Replacing rocking chair runners

Claudia McAfee
by Claudia McAfee
An extreamly large visitor just dropped into a goose neck rocker my grandfather made. I tried to glue damage, but the cracks are spreading. Where to get new runners and how to join to rest of chair structure.

  3 answers
  • Shoshana Shoshana on Jul 05, 2017
    Measure the width of the existing rocking chair runner. Choose a board of the same thickness and 2-inches to 3-inches longer than the existing runner. Select a board with a long grain running down its length rather than across it. A long grain provides more strength. Lay the board on a flat and level work surface. Turn the rocking chair to its side with the existing runner positioned on top of the board. Trace the outline of the existing runner onto the board with a pencil or marker.
    Place the wood across two sawhorses and clamp it in place with C-clamps or hand-screw clamps. Follow the guideline drawn on the board with a saber saw equipped with a standard blade to cut out a new runner. Load a belt sander with 100-grit sandpaper and use it to smooth the bottom and top of the runner. Sand the runner lightly to avoid creating depressions in the wood. Remove the clamps.
    Align the new runner with the old one. Position the concave side on the floor with the convex side facing up toward the rocking chair legs. Mark the location of the rocking chair legs on the new runner with a pencil. Secure the runner to the sawhorses with C-clamps or hand-screw clamps. Fit a power drill with a drill bit exactly matching the diameter of the bottom of the rocking chair leg. Drill a hole through each mark and half the depth of the runner. Remove the clamps and test the fit of the new runner into the chair legs. If the fit is too snug, sand the inside of the hole with 100-grit sandpaper to enlarge the hole. Apply wood glue to the base of each leg and inside the runner holes. Place the runner onto the chair legs and tap in place with a mallet. Place a hand screw clamp from the bottom of the rocking chair runner to the top of the seat and tighten it to secure the runner to the rocking chair.

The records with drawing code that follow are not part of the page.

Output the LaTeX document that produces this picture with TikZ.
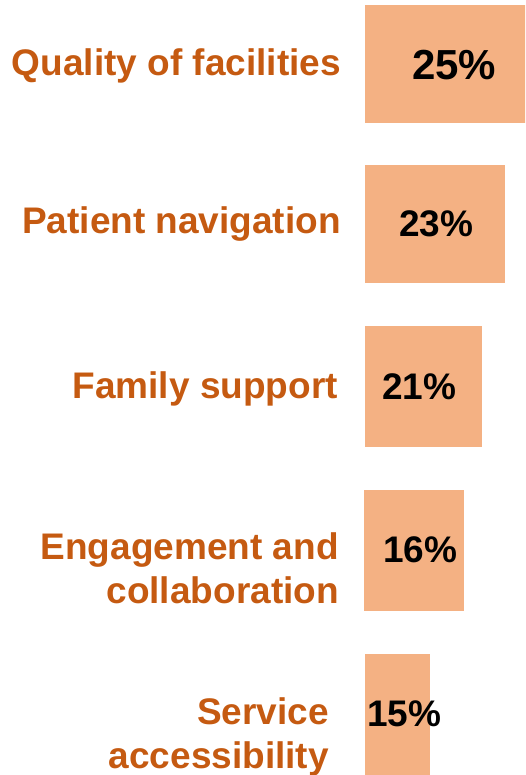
\documentclass[tikz,border=0pt]{standalone}
\usepackage{fontspec}
\setmainfont{Liberation Sans}
\definecolor{lab}{HTML}{C55A11}
\definecolor{barc}{HTML}{F4B183}
\begin{document}
\begin{tikzpicture}[x=1pt,y=-1pt,
  bar/.style={fill=barc, draw=none, inner sep=0pt, outer sep=0pt, anchor=north west},
  lbl/.style={text=lab, font=\fontsize{37}{44}\selectfont\bfseries, inner sep=0pt, anchor=base east, align=right},
  pct/.style={text=black, font=\fontsize{37}{44}\selectfont\bfseries, inner sep=0pt, anchor=base west}]
\useasboundingbox (0,0) rectangle (525,775);
\clip (0,0) rectangle (525,775);
\node[bar, minimum width=170pt, minimum height=118pt] (b1) at (365,5) {};
\node[bar, minimum width=140pt, minimum height=118pt] (b2) at (365,165) {};
\node[bar, minimum width=117pt, minimum height=121pt] (b3) at (365,326) {};
\node[bar, minimum width=100pt, minimum height=121pt] (b4) at (364,490) {};
\node[bar, minimum width=65pt, minimum height=130pt] (b5) at (365,654) {};
\node[pct, font=\fontsize{42}{48}\selectfont\bfseries] (p1) at (412,80) {25\%};
\node[pct] (p2) at (399,237) {23\%};
\node[pct] (p3) at (382,399) {21\%};
\node[pct] (p4) at (383,562) {16\%};
\node[pct] (p5) at (367,726) {15\%};
\node[lbl] (l1) at (341,76) {Quality of facilities};
\node[lbl] (l2) at (341,234) {Patient navigation};
\node[lbl] (l3) at (338,398) {Family support};
\node[lbl] (l4) at (339,603) {Engagement and\\collaboration};
\node[lbl] (l5) at (329,768) {Service\\accessibility};
\end{tikzpicture}
\end{document}
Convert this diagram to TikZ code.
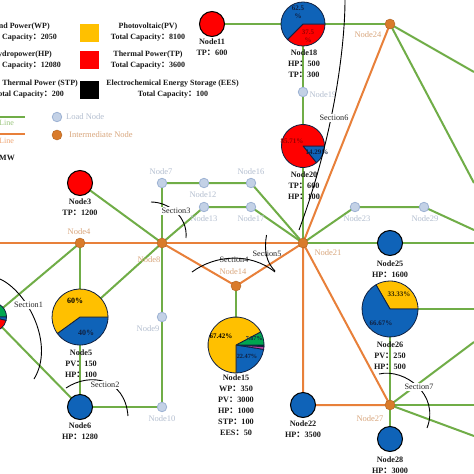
\documentclass[tikz,border=0pt]{standalone}
\usepackage{fontspec}
\setmainfont{Liberation Serif}
\newfontfamily\cjk{Noto Sans CJK SC}
\usetikzlibrary{backgrounds}
\definecolor{gline}{HTML}{70AD47}
\definecolor{oline}{HTML}{E8803A}
\definecolor{onode}{HTML}{D97B2B}
\definecolor{lnode}{HTML}{C3D1E6}
\definecolor{lrim}{HTML}{9DB2D3}
\definecolor{pv}{HTML}{FFC000}
\definecolor{hp}{HTML}{0F63B8}
\definecolor{tp}{HTML}{FF0000}
\definecolor{wp}{HTML}{00A650}
\definecolor{stp}{HTML}{C040A0}
\definecolor{rim}{HTML}{102040}
\definecolor{ltxt}{HTML}{B4BFD0}
\definecolor{otxt}{HTML}{D9A77E}
\newcommand\cc{{\cjk：}}
\newcommand\slice[6]{\fill[#6] (#1,#2) -- ++({#3*cos(#4)},{-#3*sin(#4)}) arc[start angle=#4,end angle=#5,radius=#3 pt] -- cycle;\draw[rim,line width=.8pt,line join=round] (#1,#2) -- ++({#3*cos(#4)},{-#3*sin(#4)}) arc[start angle=#4,end angle=#5,radius=#3 pt] -- cycle;}
\tikzset{
  gridg/.style={draw=gline,line width=2pt},
  grido/.style={draw=oline,line width=2pt},
  gen/.style={circle,draw=black,line width=1pt,fill=hp,minimum size=25pt,inner sep=0pt},
  piebase/.style={circle,minimum size=#1,inner sep=0pt},
  loadn/.style={circle,draw=lrim,line width=.8pt,fill=lnode,minimum size=9.5pt,inner sep=0pt},
  midn/.style={circle,draw=onode!80!black,line width=.4pt,fill=onode,minimum size=10pt,inner sep=0pt},
  blk/.style={font=\fontsize{8.2}{11}\selectfont\bfseries,align=center,inner sep=0pt,anchor=north,text=black!90,yshift=-3pt},
  lgd/.style={font=\fontsize{8}{11}\selectfont\bfseries,inner sep=0pt,align=center,text=black!90},
  ltag/.style={font=\fontsize{8.5}{10}\selectfont,text=ltxt,inner sep=0pt},
  otag/.style={font=\fontsize{8.5}{10}\selectfont,text=otxt,inner sep=0pt},
  ptxt/.style={font=\fontsize{7}{9}\selectfont\bfseries,text=#1,inner sep=0pt,align=center},
  sect/.style={font=\fontsize{8.2}{10}\selectfont,fill=white,inner sep=1pt,text=black!85},
  arcl/.style={draw=black,line width=.9pt},
  swatch/.style={minimum width=19pt,minimum height=18pt,inner sep=0pt}
}
\begin{document}
\begin{tikzpicture}[x=1pt,y=-1pt]
\useasboundingbox (0,0) rectangle (474,474);
\clip (0,0) rectangle (474,474);
% nodes
\node[gen,fill=tp] (n11) at (212,24) {};
\node[gen,fill=tp] (n3) at (80,183) {};
\node[gen] (n6) at (80,407) {};
\node[gen] (n22) at (303,405) {};
\node[gen] (n25) at (390,243) {};
\node[gen] (n28) at (390,439) {};
\node[piebase=44pt] (n18) at (303,24) {};
\node[piebase=43pt] (n20) at (303,146) {};
\node[piebase=56pt] (n5) at (80,317) {};
\node[piebase=56pt] (n15) at (236,345) {};
\node[piebase=56pt] (n26) at (390,309) {};
\node[piebase=29pt] (n1) at (-8,317) {};
\node[loadn] (n7) at (162,183) {};
\node[loadn] (n12) at (204,183) {};
\node[loadn] (n13) at (204,207) {};
\node[loadn] (n16) at (251,183) {};
\node[loadn] (n17) at (251,207) {};
\node[loadn] (n19) at (303,92) {};
\node[loadn] (n9) at (162,317) {};
\node[loadn] (n10) at (162,407) {};
\node[loadn] (n23) at (355,207) {};
\node[loadn] (n29) at (424,207) {};
\node[midn] (n4) at (80,243) {};
\node[midn] (n8) at (162,243) {};
\node[midn] (n14) at (236,286) {};
\node[midn] (n21) at (303,243) {};
\node[midn] (n24) at (390,24) {};
\node[midn] (n27) at (390,405) {};
\coordinate (w0) at (0,243);
\coordinate (e1) at (474,72);
\coordinate (e2) at (474,183);
\coordinate (e3) at (474,230);
\coordinate (e4) at (474,243);
\coordinate (e5) at (474,309);
\coordinate (e6) at (474,342);
\coordinate (e7) at (474,405);
\coordinate (e8) at (474,436);
% connectors
\begin{scope}[on background layer]
\fill[white] (0,0) rectangle (474,474);
\draw[gridg] (n11.center) -- (n18.center) -- (n24.center);
\draw[gridg] (n18.center) -- (n19.center) -- (n20.center) -- (n21.center);
\draw[gridg] (n24.center) -- (e1);
\draw[gridg] (n24.center) -- (e2);
\draw[gridg] (n7.center) -- (n12.center) -- (n16.center) -- (n21.center);
\draw[gridg] (n13.center) -- (n17.center) -- (n21.center);
\draw[gridg] (n8.center) -- (n7.center);
\draw[gridg] (n8.center) -- (n13.center);
\draw[gridg] (n3.center) -- (n8.center);
\draw[gridg] (n8.center) -- (n5.center);
\draw[gridg] (n8.center) -- (n9.center) -- (n10.center) -- (n6.center);
\draw[gridg] (n4.center) -- (n5.center) -- (n6.center);
\draw[gridg] (n1.center) -- (n4.center);
\draw[gridg] (n1.center) -- (n6.center);
\draw[gridg] (n14.center) -- (n15.center);
\draw[gridg] (n21.center) -- (n23.center) -- (n29.center) -- (e3);
\draw[gridg] (n21.center) -- (n25.center) -- (e4);
\draw[gridg] (n26.center) -- (e5);
\draw[gridg] (n26.center) -- (n27.center) -- (n28.center);
\draw[gridg] (n27.center) -- (e6);
\draw[gridg] (n27.center) -- (e7);
\draw[gridg] (n27.center) -- (e8);
\draw[grido] (w0) -- (n4.center) -- (n8.center) -- (n21.center);
\draw[grido] (n8.center) -- (n14.center) -- (n21.center);
\draw[grido] (n21.center) -- (n24.center);
\draw[grido] (n21.center) -- (n22.center) -- (n27.center) -- (n21.center);
\end{scope}
% pies
\slice{303}{24}{22}{0}{-135}{tp}
\slice{303}{24}{22}{-135}{-360}{hp}
\slice{303}{146}{21.5}{0}{-51.4}{hp}
\slice{303}{146}{21.5}{-51.4}{-360}{tp}
\slice{80}{317}{28}{0}{-144}{hp}
\slice{80}{317}{28}{-144}{-360}{pv}
\slice{390}{309}{28}{0}{120}{pv}
\slice{390}{309}{28}{120}{360}{hp}
\slice{236}{345}{28}{-90}{-9}{hp}
\slice{236}{345}{28}{-9}{-3}{stp}
\slice{236}{345}{28}{-3}{0}{black}
\slice{236}{345}{28}{0}{28}{wp}
\slice{236}{345}{28}{28}{270}{pv}
\slice{-8}{317}{14.5}{0}{90}{wp}
\slice{-8}{317}{14.5}{90}{180}{hp}
\slice{-8}{317}{14.5}{-14}{0}{hp}
\slice{-8}{317}{14.5}{-90}{-14}{tp}
% pie labels
\node[ptxt=rim] (p18a) at (298,12) {62.5\\[-1pt]\%};
\node[ptxt=tp!60!black] (p18b) at (308,36) {37.5\\[-1pt]\%};
\node[ptxt=tp!60!black] (p20a) at (292,141) {85.71\%};
\node[ptxt=rim] (p20b) at (317,152) {14.29\%};
\node[ptxt=black,font=\fontsize{8}{9}\selectfont\bfseries] (p5a) at (75,301) {60\%};
\node[ptxt=rim,font=\fontsize{8}{9}\selectfont\bfseries] (p5b) at (86,333) {40\%};
\node[ptxt=black!80!pv] (p26a) at (399,294) {33.33\%};
\node[ptxt=rim] (p26b) at (381,323) {66.67\%};
\node[ptxt=black] (p15a) at (221,336) {67.42\%};
\node[ptxt=rim,font=\fontsize{6}{7}\selectfont\bfseries] (p15b) at (254,339) {7.87\%};
\node[ptxt=rim,font=\fontsize{6.3}{7}\selectfont\bfseries] (p15c) at (247,356) {22.47\%};
% generator text
\node[blk] (t11) at (212,35.5) {Node11\\TP\cc 600};
\node[blk] (t3) at (80,196) {Node3\\TP\cc 1200};
\node[blk] (t5) at (81,347) {Node5\\PV\cc 150\\HP\cc 100};
\node[blk] (t6) at (80,420) {Node6\\HP\cc 1280};
\node[blk] (t15) at (236,372) {Node15\\WP\cc 350\\PV\cc 3000\\HP\cc 1000\\STP\cc 100\\EES\cc 50};
\node[blk] (t18) at (304,47) {Node18\\HP\cc 500\\TP\cc 300};
\node[blk] (t20) at (304,169) {Node20\\TP\cc 600\\HP\cc 100};
\node[blk] (t22) at (303,418) {Node22\\HP\cc 3500};
\node[blk] (t25) at (390,258) {Node25\\HP\cc 1600};
\node[blk] (t26) at (390,339) {Node26\\PV\cc 250\\HP\cc 500};
\node[blk] (t28) at (390,454) {Node28\\HP\cc 3000};
% small tags
\node[ltag] (t7) at (161,172) {Node7};
\node[ltag] (t12) at (203,195) {Node12};
\node[ltag] (t13) at (204,219) {Node13};
\node[ltag] (t16) at (251,172) {Node16};
\node[ltag] (t17) at (251,219) {Node17};
\node[ltag] (t19) at (323,95) {Node19};
\node[ltag] (t23) at (357,219) {Node23};
\node[ltag] (t29) at (425,219) {Node29};
\node[ltag] (t9) at (148,329) {Node9};
\node[ltag] (t10) at (162,419) {Node10};
\node[otag] (t4) at (79,232) {Node4};
\node[otag] (t8) at (149,260) {Node8};
\node[otag] (t14) at (233,272) {Node14};
\node[otag] (t21) at (328,253) {Node21};
\node[otag] (t24) at (368,35) {Node24};
\node[otag] (t27) at (370,419) {Node27};
% sections
\draw[arcl] (345,0) .. controls (345,40) and (336,130) .. (299,230);
\node[sect] (s6) at (334,118) {Section6};
\draw[arcl] (151,202) .. controls (168,202) and (188,216) .. (186,238);
\node[sect] (s3) at (176,211) {Section3};
\draw[arcl] (0,279) .. controls (28,292) and (55,345) .. (34,379);
\node[sect] (s1) at (28.5,305) {Section1};
\draw[arcl] (66,388) .. controls (90,372) and (125,378) .. (128,416);
\node[sect] (s2) at (105,385) {Section2};
\draw[arcl] (192,272) .. controls (215,255) and (250,252) .. (275,272);
\node[sect,fill=none] (s4) at (234,260) {Section4};
\draw[arcl] (266.5,235) .. controls (264,250) and (266,262) .. (275,271);
\node[sect,fill=none] (s5) at (267,254) {Section5};
\draw[arcl] (379,374) .. controls (405,368) and (440,395) .. (427,428);
\node[sect] (s7) at (419,387) {Section7};
% legend
\node[swatch,fill=pv] (k1) at (89.5,33) {};
\node[swatch,fill=tp] (k2) at (89.5,60) {};
\node[swatch,fill=black] (k3) at (89.5,89.5) {};
\node[lgd,anchor=east] (g1) at (50,27) {Wind Power(WP)};
\node[lgd,anchor=east] (g2) at (57,38) {Total Capacity\cc 2050};
\node[lgd,anchor=east] (g3) at (52,55) {Hydropower(HP)};
\node[lgd,anchor=east] (g4) at (61,66) {Total Capacity\cc 12080};
\node[lgd,anchor=east] (g5) at (78,84) {Solar Thermal Power (STP)};
\node[lgd,anchor=east] (g6) at (64,95) {Total Capacity\cc 200};
\node[lgd] (g7) at (148,27) {Photovoltaic(PV)};
\node[lgd] (g8) at (148,38) {Total Capacity\cc 8100};
\node[lgd] (g9) at (148,55) {Thermal Power(TP)};
\node[lgd] (g10) at (148,66) {Total Capacity\cc 3600};
\node[lgd] (g11) at (172.5,84) {Electrochemical Energy Storage (EES)};
\node[lgd] (g12) at (173,95) {Total Capacity\cc 100};
\node[lgd,anchor=east] (g13) at (15,158) {MW};
\coordinate (la) at (0,117);
\coordinate (lb) at (25,117);
\coordinate (lc) at (0,134);
\coordinate (ld) at (25,134);
\draw[gridg,line width=1.6pt] (la) -- (lb);
\draw[grido,line width=1.6pt] (lc) -- (ld);
\node[font=\fontsize{8}{10}\selectfont,text=gline!70!white,anchor=east,inner sep=0pt] (g14) at (14,123) {Line};
\node[font=\fontsize{8}{10}\selectfont,text=oline!70!white,anchor=east,inner sep=0pt] (g15) at (14,141) {Line};
\node[loadn] (k4) at (57,117) {};
\node[midn] (k5) at (57,135) {};
\node[ltag,anchor=west] (g16) at (66,117) {Load Node};
\node[otag,anchor=west] (g17) at (69,135) {Intermediate Node};
\end{tikzpicture}
\end{document}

  • Claudia McAfee Claudia McAfee on Jul 05, 2017
    Thank you for the advise. Since my son-in-law has dibs on the chair when I'm no longer here, I think this will be a good project for us. Would like for him to receive the chair in good condition when it's time.

    I am 73, I've been told my grandfather made it when he was very young, so I know it's of antique age. For 50 years I have guarded it with a passion, but in a split second someone with no appreciation of a rare beauty ruined it.

  • Gracie Gracie on Jul 05, 2017
    If there is a place near you that does custom woodwork, they could probably replicate them for you without spending too much $$

    • Claudia McAfee Claudia McAfee on Jul 06, 2017
      Having someone in the business would be the best idea, since I am dealing with something old, precious and very valuable (to me). Just haven't gotten started on the process of finding and deciding on right person.